■ Exercise goal
Without the pictures, output the lines of the material from the very first through the one that holds "from matplotlib.patches import Rectangle".

■ Provided data
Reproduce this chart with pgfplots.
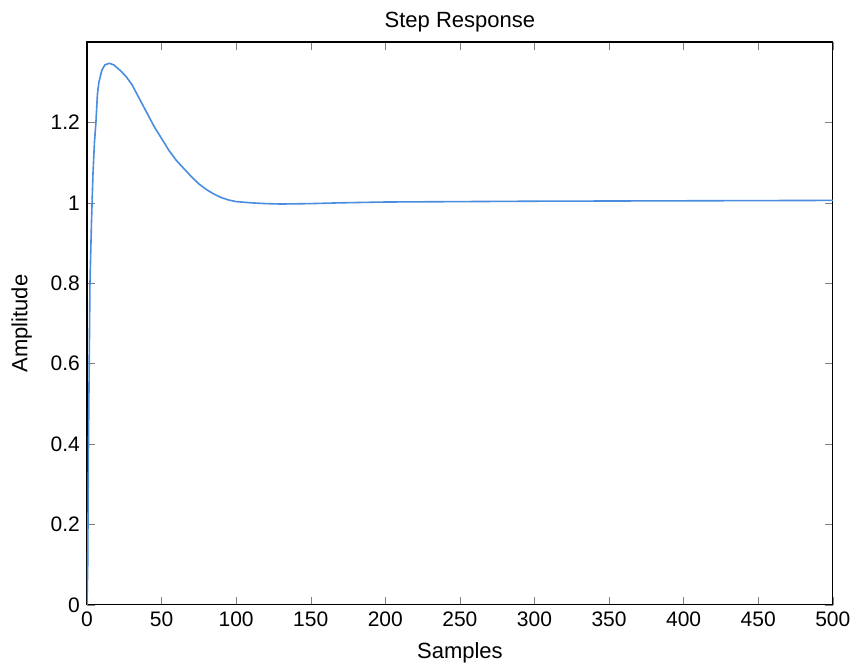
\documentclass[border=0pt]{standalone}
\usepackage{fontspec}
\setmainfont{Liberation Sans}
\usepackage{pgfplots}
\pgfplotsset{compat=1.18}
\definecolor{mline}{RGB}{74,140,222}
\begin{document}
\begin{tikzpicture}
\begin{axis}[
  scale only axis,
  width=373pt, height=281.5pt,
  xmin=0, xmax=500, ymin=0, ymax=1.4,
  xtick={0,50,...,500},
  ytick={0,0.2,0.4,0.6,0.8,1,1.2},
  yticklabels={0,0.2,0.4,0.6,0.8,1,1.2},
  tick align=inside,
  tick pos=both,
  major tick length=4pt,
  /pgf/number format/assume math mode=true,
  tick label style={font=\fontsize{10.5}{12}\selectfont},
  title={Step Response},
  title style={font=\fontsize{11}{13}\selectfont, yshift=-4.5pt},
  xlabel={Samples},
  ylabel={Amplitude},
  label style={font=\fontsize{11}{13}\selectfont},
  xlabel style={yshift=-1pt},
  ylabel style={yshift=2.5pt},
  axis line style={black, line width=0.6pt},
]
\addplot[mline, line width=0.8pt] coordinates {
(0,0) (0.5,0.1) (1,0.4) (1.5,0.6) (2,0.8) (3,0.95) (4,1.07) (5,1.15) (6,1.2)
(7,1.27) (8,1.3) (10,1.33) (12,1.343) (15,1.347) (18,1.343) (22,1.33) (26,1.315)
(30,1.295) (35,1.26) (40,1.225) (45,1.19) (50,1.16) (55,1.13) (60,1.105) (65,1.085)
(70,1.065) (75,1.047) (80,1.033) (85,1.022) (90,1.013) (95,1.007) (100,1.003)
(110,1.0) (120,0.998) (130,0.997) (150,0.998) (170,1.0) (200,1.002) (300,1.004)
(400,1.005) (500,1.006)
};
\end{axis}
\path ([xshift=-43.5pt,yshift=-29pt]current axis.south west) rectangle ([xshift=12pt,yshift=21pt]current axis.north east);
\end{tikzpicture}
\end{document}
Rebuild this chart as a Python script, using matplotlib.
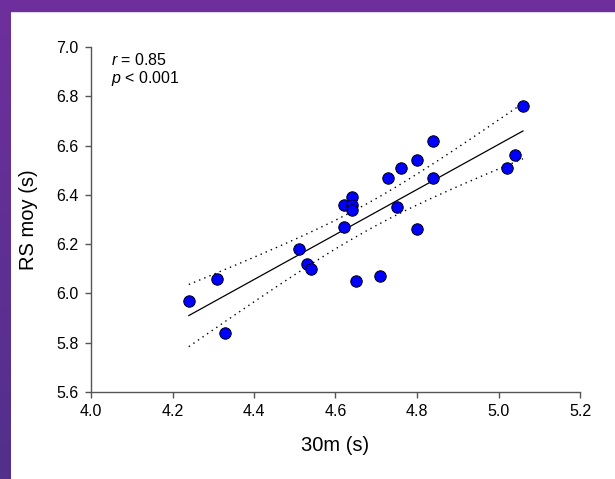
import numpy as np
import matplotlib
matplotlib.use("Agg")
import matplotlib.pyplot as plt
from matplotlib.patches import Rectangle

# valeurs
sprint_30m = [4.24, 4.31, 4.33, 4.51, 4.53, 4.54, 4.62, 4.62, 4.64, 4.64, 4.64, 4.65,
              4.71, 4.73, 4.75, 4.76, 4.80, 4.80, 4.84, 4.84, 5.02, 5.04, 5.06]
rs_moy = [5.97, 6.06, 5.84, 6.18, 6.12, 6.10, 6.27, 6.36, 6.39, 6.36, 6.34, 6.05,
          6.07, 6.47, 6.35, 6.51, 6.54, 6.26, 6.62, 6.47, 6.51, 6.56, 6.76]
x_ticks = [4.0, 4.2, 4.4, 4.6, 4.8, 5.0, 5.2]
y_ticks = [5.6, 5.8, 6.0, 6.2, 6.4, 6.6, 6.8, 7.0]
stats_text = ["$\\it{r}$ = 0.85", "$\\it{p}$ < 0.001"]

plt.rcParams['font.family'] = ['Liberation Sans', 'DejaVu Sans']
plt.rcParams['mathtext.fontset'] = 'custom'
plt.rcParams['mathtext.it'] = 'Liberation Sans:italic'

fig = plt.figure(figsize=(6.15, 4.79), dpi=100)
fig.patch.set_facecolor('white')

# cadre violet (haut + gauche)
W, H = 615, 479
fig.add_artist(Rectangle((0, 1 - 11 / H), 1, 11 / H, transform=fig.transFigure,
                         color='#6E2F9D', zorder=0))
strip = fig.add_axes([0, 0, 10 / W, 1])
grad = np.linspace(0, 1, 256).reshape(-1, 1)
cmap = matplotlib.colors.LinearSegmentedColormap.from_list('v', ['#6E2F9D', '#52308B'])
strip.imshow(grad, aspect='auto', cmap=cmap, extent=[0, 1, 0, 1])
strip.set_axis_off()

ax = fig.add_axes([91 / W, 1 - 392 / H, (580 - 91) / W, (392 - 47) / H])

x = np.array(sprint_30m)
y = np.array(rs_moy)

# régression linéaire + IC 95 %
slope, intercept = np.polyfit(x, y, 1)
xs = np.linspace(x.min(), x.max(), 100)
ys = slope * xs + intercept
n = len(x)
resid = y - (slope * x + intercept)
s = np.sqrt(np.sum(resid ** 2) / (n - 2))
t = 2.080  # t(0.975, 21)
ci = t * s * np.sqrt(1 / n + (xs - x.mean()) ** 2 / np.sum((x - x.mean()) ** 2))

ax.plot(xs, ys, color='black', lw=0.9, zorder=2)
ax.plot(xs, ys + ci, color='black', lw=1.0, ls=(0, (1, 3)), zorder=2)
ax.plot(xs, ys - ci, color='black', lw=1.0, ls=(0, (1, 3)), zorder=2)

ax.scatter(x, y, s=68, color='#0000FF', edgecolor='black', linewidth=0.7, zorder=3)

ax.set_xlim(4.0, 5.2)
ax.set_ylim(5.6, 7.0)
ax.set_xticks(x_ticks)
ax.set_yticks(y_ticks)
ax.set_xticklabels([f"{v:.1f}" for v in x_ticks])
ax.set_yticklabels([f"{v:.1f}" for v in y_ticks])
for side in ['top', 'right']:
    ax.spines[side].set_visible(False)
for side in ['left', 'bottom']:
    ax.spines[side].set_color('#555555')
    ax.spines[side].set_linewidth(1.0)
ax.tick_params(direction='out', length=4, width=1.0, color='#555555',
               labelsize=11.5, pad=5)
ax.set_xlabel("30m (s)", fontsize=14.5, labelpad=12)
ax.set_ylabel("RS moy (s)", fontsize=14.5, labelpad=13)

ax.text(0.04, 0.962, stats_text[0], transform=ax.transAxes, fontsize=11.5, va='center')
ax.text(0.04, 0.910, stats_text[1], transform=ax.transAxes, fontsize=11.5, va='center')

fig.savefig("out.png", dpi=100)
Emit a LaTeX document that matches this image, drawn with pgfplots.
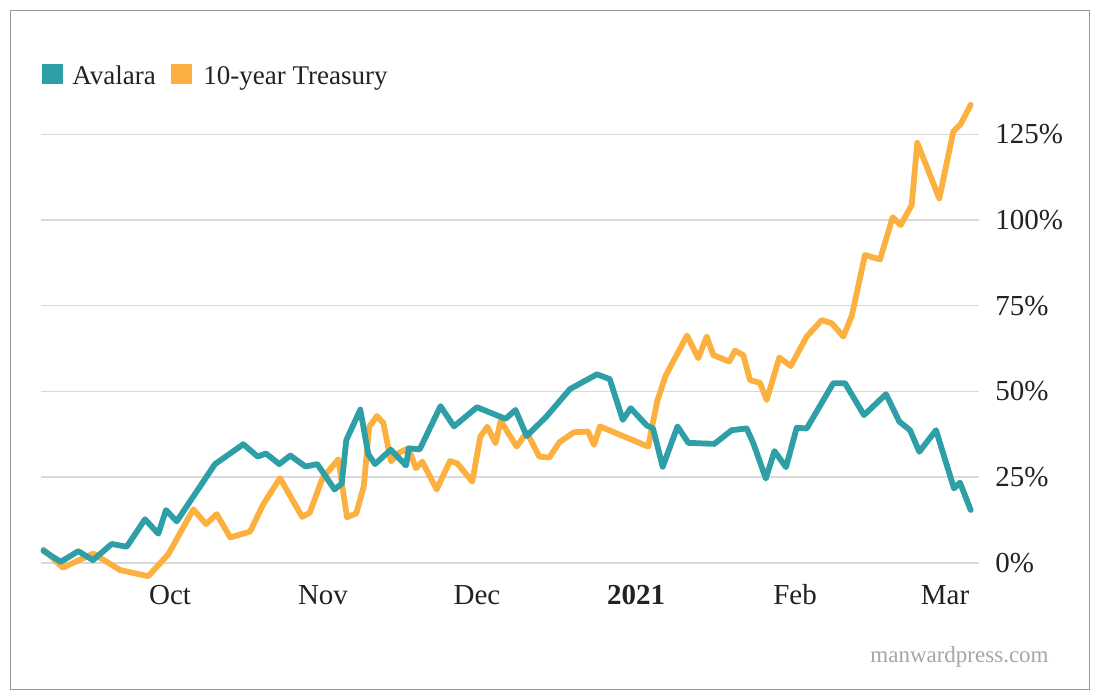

■ Solution to this task
Reproduce this chart with pgfplots.
\documentclass[border=0pt]{standalone}
\usepackage{fontspec}
\setmainfont{Liberation Sans}
\usepackage{pgfplots}
\pgfplotsset{compat=1.18}
\definecolor{mline}{RGB}{74,140,222}
\begin{document}
\begin{tikzpicture}
\begin{axis}[
  scale only axis,
  width=373pt, height=281.5pt,
  xmin=0, xmax=500, ymin=0, ymax=1.4,
  xtick={0,50,...,500},
  ytick={0,0.2,0.4,0.6,0.8,1,1.2},
  yticklabels={0,0.2,0.4,0.6,0.8,1,1.2},
  tick align=inside,
  tick pos=both,
  major tick length=4pt,
  /pgf/number format/assume math mode=true,
  tick label style={font=\fontsize{10.5}{12}\selectfont},
  title={Step Response},
  title style={font=\fontsize{11}{13}\selectfont, yshift=-4.5pt},
  xlabel={Samples},
  ylabel={Amplitude},
  label style={font=\fontsize{11}{13}\selectfont},
  xlabel style={yshift=-1pt},
  ylabel style={yshift=2.5pt},
  axis line style={black, line width=0.6pt},
]
\addplot[mline, line width=0.8pt] coordinates {
(0,0) (0.5,0.1) (1,0.4) (1.5,0.6) (2,0.8) (3,0.95) (4,1.07) (5,1.15) (6,1.2)
(7,1.27) (8,1.3) (10,1.33) (12,1.343) (15,1.347) (18,1.343) (22,1.33) (26,1.315)
(30,1.295) (35,1.26) (40,1.225) (45,1.19) (50,1.16) (55,1.13) (60,1.105) (65,1.085)
(70,1.065) (75,1.047) (80,1.033) (85,1.022) (90,1.013) (95,1.007) (100,1.003)
(110,1.0) (120,0.998) (130,0.997) (150,0.998) (170,1.0) (200,1.002) (300,1.004)
(400,1.005) (500,1.006)
};
\end{axis}
\path ([xshift=-43.5pt,yshift=-29pt]current axis.south west) rectangle ([xshift=12pt,yshift=21pt]current axis.north east);
\end{tikzpicture}
\end{document}
Rebuild this chart as a Python script, using matplotlib.
import numpy as np
import matplotlib
matplotlib.use("Agg")
import matplotlib.pyplot as plt
from matplotlib.patches import Rectangle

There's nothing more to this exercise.